Open pickettj opened 3 years ago
Here's what we got. For the loading and parsing, I might just go with a list of lines initially? Here's my implementation that makes use of the walrus operator
pahlavi_corpus = {}
for name, src in pah_xml_corpus.items():
tree = BeautifulSoup(src)
paras = tree.find_all("w:p")
document = [t for p in paras if len(t := p.get_text()) > 0]
pahlavi_corpus[name] = document
If you're feeling feisty, you can even implement it in "one" line
pahlavi_corpus = {
name: [
t for p in BeautifulSoup(src).find_all("w:p") if len(t := p.get_text()) > 0
] for name, src in pah_xml_corpus.items()
}
Things got a little wild with the line parser, but here's my best shot
num_pattern = re.compile(r'^(.*(?:\.[0-9]{1,3}){1,3})?(.*)')
pahlavi_corpus_lines = {}
for name, doc in pahlavi_corpus.items():
match = [ret.groups() for text in doc if (ret := num_pattern.match(text)) is not None]
if all(num is None for num, text in match):
# this doc doesn't use line numbers, make our own
pahlavi_corpus_lines[name] = {str(i+1): text for i, (_, text) in enumerate(match)}
continue
segment = {}
para, line = None, None
for i, (num, text) in enumerate(match+[('-end-', '')]):
if num is not None:
if i > 0:
store = f'-start-' if para is None else para
segment[store] = line
para, line = num, None
if line is None:
line = text
else:
line += '\n' + text
pahlavi_corpus_lines[name] = segment
This tries to detect if there are no line numbering tags in the document. You could also set some kind of cutoff here.

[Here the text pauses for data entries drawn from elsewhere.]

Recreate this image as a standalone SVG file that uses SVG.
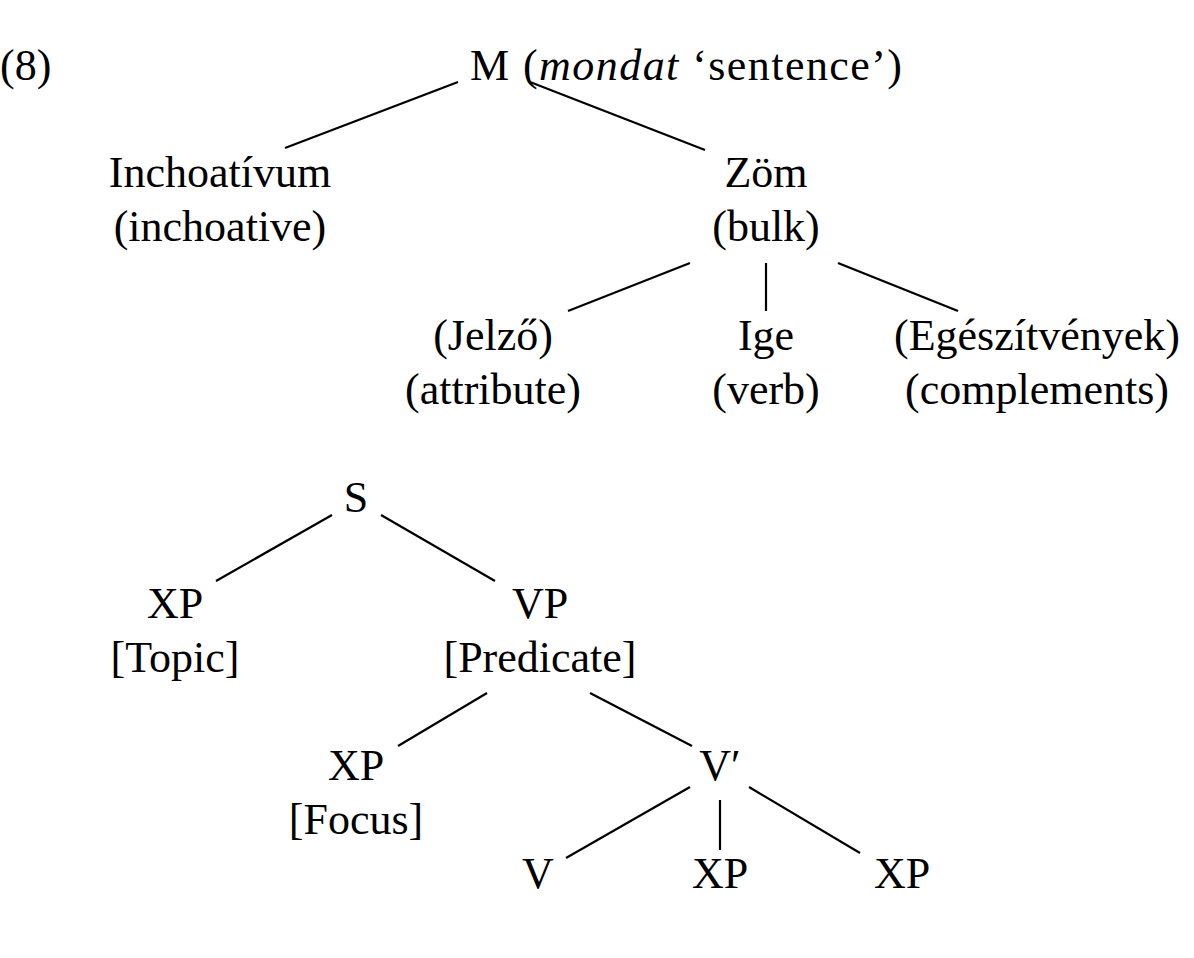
<svg xmlns="http://www.w3.org/2000/svg" width="1194" height="958" viewBox="0 0 1194 958">
<style>
text{font-family:"Liberation Serif","DejaVu Serif",serif;font-size:44px;fill:#000;text-anchor:middle}
.s{text-anchor:start}
line{stroke:#000;stroke-width:2.2}
</style>
<rect width="1194" height="958" fill="#fff"/>
<text class="s" x="0" y="80">(8)</text>
<g id="M"><text class="s" x="470" y="80" textLength="432">M (<tspan font-style="italic">mondat</tspan> ‘sentence’)</text></g>
<g id="inch"><text x="220" y="187">Inchoatívum</text><text x="220" y="241">(inchoative)</text></g>
<g id="zom"><text x="766" y="187">Zöm</text><text x="766" y="241">(bulk)</text></g>
<g id="jelzo"><text x="493" y="350">(Jelző)</text><text x="493" y="404">(attribute)</text></g>
<g id="ige"><text x="766" y="350">Ige</text><text x="766" y="404">(verb)</text></g>
<g id="egesz"><text x="1037" y="350">(Egészítvények)</text><text x="1037" y="404">(complements)</text></g>
<g id="S"><text x="356" y="512">S</text></g>
<g id="xp1"><text x="175" y="618">XP</text><text x="175" y="672">[Topic]</text></g>
<g id="vp"><text x="540" y="618">VP</text><text x="540" y="672">[Predicate]</text></g>
<g id="xp2"><text x="356" y="780">XP</text><text x="356" y="834">[Focus]</text></g>
<g id="vbar"><text x="720" y="780">V′</text></g>
<g id="v"><text x="538" y="888">V</text></g>
<g id="xp3"><text x="720" y="888">XP</text></g>
<g id="xp4"><text x="902" y="888">XP</text></g>
<g id="connectors">
<line x1="458" y1="82" x2="285" y2="148"/>
<line x1="530" y1="82" x2="705" y2="150"/>
<line x1="690" y1="263" x2="568" y2="311"/>
<line x1="766" y1="263" x2="766" y2="311"/>
<line x1="838" y1="263" x2="958" y2="311"/>
<line x1="332" y1="515" x2="216" y2="581"/>
<line x1="381" y1="515" x2="495" y2="581"/>
<line x1="487" y1="693" x2="398" y2="746"/>
<line x1="590" y1="693" x2="692" y2="746"/>
<line x1="690" y1="787" x2="566" y2="858"/>
<line x1="720" y1="800" x2="720" y2="850"/>
<line x1="749" y1="787" x2="860" y2="853"/>
</g>
</svg>
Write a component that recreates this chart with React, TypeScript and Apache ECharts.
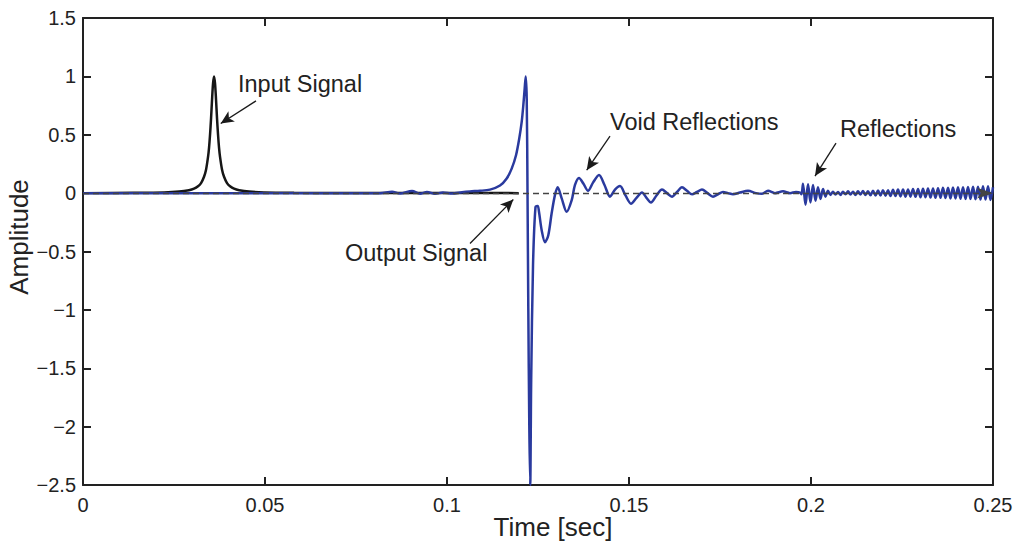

@iamlemec One issue of the bat is that the walrus operator is for Python 3.8, I believe, but Jupyter comes with 3.7. Better to try to get the 3.8 Python version running on Jupyter (still beta, right?), or better to rewrite it without the walrus operator?
Ah, right. Actually 3.8 is released! Python 3.9 is beta right now (natch I'm running that). You should be able to upgrade to 3.8. I feel like regex is actually the place where walrus is the most useful because of the return structure. I'd suggest upgrading. You'll also get "self-documenting" f-string printing, like f'{expr=}'
.
Main lingering issue is that current line extraction code can't handle texts that lack manual line enumeration, loses all of the text.
https://github.com/pickettj/pahlavi_digital_projects/blob/master/Corpus_Builder_Pahlavi.ipynb
@iamlemec I got the flat hierarchy and csv export working: thanks again!